DUNLUCK v. ASSICURAZIONI GENERALI S.P.A. - UK BRANCH

United States District Court, District of Montana (2022)

Facts

Issue

Holding — Christensen, J.

Rule

Reasoning

Deep Dive: How the Court Reached Its Decision

Court’s Analysis of Insurance Policy Coverage

The court began its reasoning by interpreting the directors' and officers' liability insurance policy issued by Generali. It noted that the policy's coverage was explicitly limited to claims made against individual directors or officers, and did not extend to claims against the corporate entity, such as Vitality. The court found that the plaintiffs’ claims arose from their termination by Vitality, not against any individual officers or directors, which was a prerequisite for coverage under the policy. Additionally, the court emphasized that under the policy, coverage was contingent upon the insured status of Vitality at the time of the claims. It determined that Vitality had ceased being a subsidiary of Eureka, the policyholder, prior to the wrongful termination occurring on January 4, 2020, thus negating its insured status. The court also ruled that the plaintiffs had failed to bring their claims against any of Vitality's directors or officers, further precluding coverage. This interpretation aligned with the policy's explicit language, which was deemed clear and unambiguous. Therefore, the court concluded that Generali was not liable for the judgment obtained by the plaintiffs against Vitality based on the terms of the policy.

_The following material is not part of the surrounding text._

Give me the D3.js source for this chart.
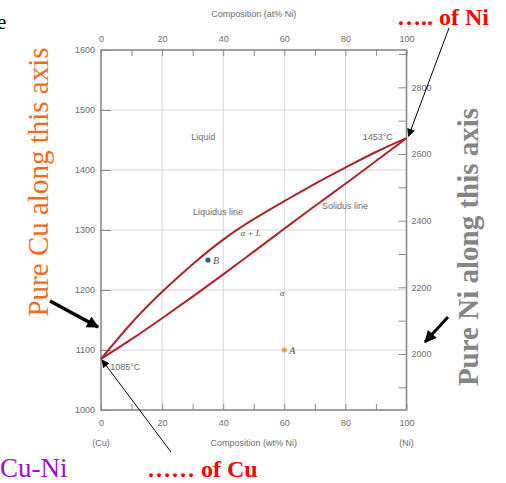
<!DOCTYPE html>
<html>
<head>
<meta charset="utf-8">
<script src="https://cdn.jsdelivr.net/npm/d3@7"></script>
<style>
  html, body { margin: 0; padding: 0; background: #fff; }
  svg { display: block; }
</style>
</head>
<body>
<div id="chart"></div>
<script>
// Cu-Ni phase diagram

const width = 506;
const height = 483;

// data
const wtPct = [0, 10, 20, 30, 40, 50, 60, 70, 80, 90, 100];
const liquidus = [1085, 1145, 1197, 1243, 1284, 1318, 1348, 1377, 1404, 1430, 1453];
const solidus = [1085, 1118, 1153, 1189, 1226, 1264, 1302, 1340, 1377, 1415, 1453];

const wtTicks = [0, 20, 40, 60, 80, 100];
const atTicks = [0, 20, 40, 60, 80, 100];
const tempTicksC = [1000, 1100, 1200, 1300, 1400, 1500, 1600];
const tempTicksF = [2000, 2200, 2400, 2600, 2800];
const minorTicksF = [1900, 2000, 2100, 2200, 2300, 2400, 2500, 2600, 2700, 2800, 2900];

const pointNames = ["A", "B"];
const pointWt = [60, 35];
const pointT = [1100, 1250];
const pointColors = ["#f0a042", "#1d5e9e"];

const meltCu = 1085;
const meltNi = 1453;

const gray = "#6a6a6a";
const curveColor = "#a8262e";

const svg = d3.select("#chart").append("svg")
  .attr("width", width)
  .attr("height", height)
  .attr("viewBox", [0, 0, width, height]);

const x = d3.scaleLinear().domain([0, 100]).range([101, 406.5]);
const y = d3.scaleLinear().domain([1000, 1600]).range([410, 50]);
const yF = d3.scaleLinear().domain([1000 * 9 / 5 + 32, 1600 * 9 / 5 + 32]).range([410, 50]);

const defs = svg.append("defs");
function marker(id, w, h) {
  defs.append("marker")
    .attr("id", id)
    .attr("viewBox", "0 0 10 10")
    .attr("refX", 9).attr("refY", 5)
    .attr("markerWidth", w).attr("markerHeight", h)
    .attr("markerUnits", "userSpaceOnUse")
    .attr("orient", "auto")
    .append("path").attr("d", "M0,0 L10,5 L0,10 z").attr("fill", "#000");
}
marker("head-thin", 9, 8);
marker("head-thick", 13, 12);

// gridlines
const grid = svg.append("g").attr("stroke", "#d4d4d4").attr("stroke-width", 1);
grid.selectAll("line.v").data(wtTicks.slice(1, -1)).join("line")
  .attr("x1", d => x(d)).attr("x2", d => x(d))
  .attr("y1", y(1600)).attr("y2", y(1000));
grid.selectAll("line.h").data(tempTicksC.slice(1, -1)).join("line")
  .attr("x1", x(0)).attr("x2", x(100))
  .attr("y1", d => y(d)).attr("y2", d => y(d));

// axes drawn with d3 axis generators, ticks pointing inward
const small = "9px 'Liberation Sans', Arial, sans-serif";
function styleAxis(g) {
  g.select(".domain").remove();
  g.selectAll(".tick line").attr("stroke", "#8a8a8a").attr("stroke-width", 1);
  g.selectAll(".tick text").attr("fill", gray).style("font", small);
}

svg.append("g")
  .attr("transform", `translate(${x(0)},0)`)
  .call(d3.axisLeft(y).tickValues(tempTicksC).tickSizeInner(-10).tickSizeOuter(0).tickFormat(d3.format("d")))
  .call(styleAxis)
  .call(g => g.selectAll(".tick text").attr("x", -6));

svg.append("g")
  .attr("transform", `translate(0,${y(1000)})`)
  .call(d3.axisBottom(x).ticks(10).tickSizeInner(-6).tickSizeOuter(0).tickFormat(""))
  .call(styleAxis);
svg.append("g")
  .attr("transform", `translate(0,${y(1000)})`)
  .call(d3.axisBottom(x).tickValues(wtTicks).tickSize(0).tickPadding(10))
  .call(styleAxis);

svg.append("g")
  .attr("transform", `translate(0,${y(1600)})`)
  .call(d3.axisTop(x).ticks(10).tickSizeInner(-6).tickSizeOuter(0).tickFormat(""))
  .call(styleAxis);
svg.append("g")
  .attr("transform", `translate(0,${y(1600)})`)
  .call(d3.axisTop(x).tickValues(atTicks).tickSize(0).tickPadding(8))
  .call(styleAxis);

svg.append("g")
  .attr("transform", `translate(${x(100)},0)`)
  .call(d3.axisRight(yF).tickValues(minorTicksF).tickSizeInner(-8).tickSizeOuter(0).tickFormat(""))
  .call(styleAxis);
svg.append("g")
  .attr("transform", `translate(${x(100)},0)`)
  .call(d3.axisRight(yF).tickValues(tempTicksF).tickSize(0).tickPadding(5).tickFormat(d3.format("d")))
  .call(styleAxis);

// frame
svg.append("rect")
  .attr("x", x(0)).attr("y", y(1600))
  .attr("width", x(100) - x(0)).attr("height", y(1000) - y(1600))
  .attr("fill", "none").attr("stroke", "#8a8a8a").attr("stroke-width", 1.6);

// axis titles
svg.append("text").attr("x", (x(0) + x(100)) / 2).attr("y", 17).attr("text-anchor", "middle")
  .attr("fill", gray).style("font", small).text("Composition (at% Ni)");
svg.append("text").attr("x", (x(0) + x(100)) / 2).attr("y", 446).attr("text-anchor", "middle")
  .attr("fill", gray).style("font", small).text("Composition (wt% Ni)");
svg.append("text").attr("x", x(0)).attr("y", 446).attr("text-anchor", "middle")
  .attr("fill", gray).style("font", small).text("(Cu)");
svg.append("text").attr("x", x(100)).attr("y", 446).attr("text-anchor", "middle")
  .attr("fill", gray).style("font", small).text("(Ni)");

// liquidus and solidus
const line = d3.line()
  .x(d => x(d[0]))
  .y(d => y(d[1]))
  .curve(d3.curveNatural);

svg.append("path")
  .attr("d", line(d3.zip(wtPct, liquidus)))
  .attr("fill", "none").attr("stroke", curveColor).attr("stroke-width", 2);
svg.append("path")
  .attr("d", line(d3.zip(wtPct, solidus)))
  .attr("fill", "none").attr("stroke", curveColor).attr("stroke-width", 2);

// region / line labels
const labelFont = "9px 'Liberation Sans', Arial, sans-serif";
svg.append("text").attr("x", x(33.5)).attr("y", y(1450)).attr("text-anchor", "middle")
  .attr("fill", gray).style("font", labelFont).text("Liquid");
svg.append("text").attr("x", x(95.5)).attr("y", y(1450)).attr("text-anchor", "end")
  .attr("fill", gray).style("font", labelFont).text(meltNi + "°C");
svg.append("text").attr("x", x(38.3)).attr("y", y(1325)).attr("text-anchor", "middle")
  .attr("fill", gray).style("font", labelFont).text("Liquidus line");
svg.append("text").attr("x", x(72.3)).attr("y", y(1335)).attr("text-anchor", "start")
  .attr("fill", gray).style("font", labelFont).text("Solidus line");
svg.append("text").attr("x", x(3)).attr("y", y(1067)).attr("text-anchor", "start")
  .attr("fill", gray).style("font", labelFont).text(meltCu + "°C");

const italic = "italic 9px 'Liberation Serif', 'Times New Roman', serif";
svg.append("text").attr("x", x(49)).attr("y", y(1290)).attr("text-anchor", "middle")
  .attr("fill", "#555").style("font", italic).text("α + L");
svg.append("text").attr("x", x(59.3)).attr("y", y(1190)).attr("text-anchor", "middle")
  .attr("fill", "#555").style("font", italic).text("α");

// points A and B
const points = pointNames.map((n, i) => ({ name: n, wt: pointWt[i], t: pointT[i], color: pointColors[i] }));
svg.selectAll("circle.pt").data(points).join("circle")
  .attr("class", "pt")
  .attr("cx", d => x(d.wt)).attr("cy", d => y(d.t))
  .attr("r", 2.6).attr("fill", d => d.color);
svg.selectAll("text.pt").data(points).join("text")
  .attr("class", "pt")
  .attr("x", d => x(d.wt) + 5).attr("y", d => y(d.t) + 4)
  .attr("fill", "#555").style("font", "italic 10px 'Liberation Serif', serif")
  .text(d => d.name);

// annotations
const serif = "'Liberation Serif', 'Times New Roman', serif";

svg.append("text").attr("x", -3).attr("y", 29)
  .style("font", `21px ${serif}`).attr("fill", "#000").text("e");

svg.append("text")
  .attr("transform", `translate(48,${182}) rotate(-90)`)
  .attr("text-anchor", "middle")
  .attr("fill", "#f26a1c")
  .style("font", `29px ${serif}`)
  .text("Pure Cu along this axis");

svg.append("text")
  .attr("transform", `translate(478,${247}) rotate(-90)`)
  .attr("text-anchor", "middle")
  .attr("fill", "#858585")
  .style("font", `bold 29px ${serif}`)
  .text("Pure Ni along this axis");

svg.append("text").attr("x", 0).attr("y", 477)
  .attr("fill", "#9b10c8").style("font", `27px ${serif}`).text("Cu-Ni");
svg.append("text").attr("x", 147).attr("y", 477)
  .attr("fill", "#f00").style("font", `bold 24px ${serif}`).text("…… of Cu");
svg.append("text").attr("x", 397).attr("y", 25)
  .attr("fill", "#f00").style("font", `bold 24px ${serif}`).text("….. of Ni");

// thin arrows to the melting points
svg.append("line")
  .attr("x1", 171).attr("y1", 452)
  .attr("x2", x(0) + 1).attr("y2", y(meltCu) + 1)
  .attr("stroke", "#000").attr("stroke-width", 1)
  .attr("marker-end", "url(#head-thin)");
svg.append("line")
  .attr("x1", 449).attr("y1", 28)
  .attr("x2", x(100) + 2).attr("y2", y(meltNi) - 2)
  .attr("stroke", "#000").attr("stroke-width", 1)
  .attr("marker-end", "url(#head-thin)");

// thick arrows toward the axes
svg.append("line")
  .attr("x1", 50).attr("y1", 301)
  .attr("x2", x(0) - 3).attr("y2", 327)
  .attr("stroke", "#000").attr("stroke-width", 3.5)
  .attr("marker-end", "url(#head-thick)");
svg.append("line")
  .attr("x1", 448).attr("y1", 317)
  .attr("x2", 425).attr("y2", 342)
  .attr("stroke", "#000").attr("stroke-width", 3)
  .attr("marker-end", "url(#head-thick)");
</script>
</body>
</html>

Choice of Law Considerations

The court addressed the choice-of-law provision within the insurance policy, which dictated that Ontario law would govern any disputes. The court explored whether applying Ontario law would conflict with Montana’s public policy. It noted that Montana law generally respects contractual choice-of-law provisions unless they contravene the state's public policy. The court did not find a violation of public policy in applying Ontario law, as the policy's provisions did not contravene fundamental Montana legislative enactments or judicial decisions. The court asserted that the absence of any provision under Montana law requiring coverage for wrongful termination claims against corporate officers meant that applying Ontario law would not yield results that were contrary to public policy. Hence, the court determined it was appropriate to enforce the policy's choice-of-law provision. This conclusion enabled the court to apply the relevant Ontario law to interpret the insurance policy and its implications for coverage.

Interpretation of the Policy’s Terms

In interpreting the policy, the court endorsed the principle that clear and unambiguous language should be given effect. It focused on specific definitions within the policy, including the definition of "Insured," which encompassed the named organization and its subsidiaries. The court confirmed that Vitality's status as a subsidiary was terminated when Eureka relinquished its shares in Vitality, which occurred before the plaintiffs’ claims arose. The court also evaluated what constituted "management control" and found that the policy defined this term in a manner that emphasized the ability to elect or appoint directors, not mere administrative oversight. The plaintiffs' arguments regarding the ambiguity of management control were dismissed by the court, which maintained that the policy's definitions were both clear and applicable. Consequently, the plaintiffs could not substantiate their claims for coverage based on the policy's terms, leading to Generali's entitlement to judgment as a matter of law.

Plaintiffs’ Claims Against Generali

The court examined the various claims brought forth by the plaintiffs against Generali, including negligence and bad faith for failing to provide coverage. It underscored that since there was no coverage under the policy, the claims based on Generali's alleged failures were inherently flawed. The court noted that coverage under the policy was a prerequisite for any claim of negligence or bad faith to succeed. As the court had already established that the policy did not provide coverage for the plaintiffs' claims against Vitality, it followed that Generali could not be held liable for any subsequent claims stemming from that lack of coverage. Consequently, all of the plaintiffs' claims, including equitable estoppel and violations of Montana's Unfair Trade Practices Act, were summarily denied. The court concluded that Generali's motions for summary judgment should be granted, leading to the dismissal of the plaintiffs' claims against the insurer.

Conclusion of the Court

Ultimately, the court ruled in favor of Generali, granting its motion for summary judgment and declaring that the policy did not cover the default judgment obtained by the plaintiffs against Vitality. It recognized that the clear terms of the insurance policy, alongside the interpretation of relevant law, led to the unavoidable conclusion that Generali was not liable for the claims in question. The court also vacated any pending trial dates and dismissed the remaining claims as moot since the principal issues had been resolved. By establishing the non-coverage of the insurance policy, the court effectively closed the case, affirming Generali's position and ensuring that the plaintiffs had no recourse for indemnity under the terms of the policy. This decision underscored the importance of precise language in insurance contracts and the limits of coverage as defined by the policy itself.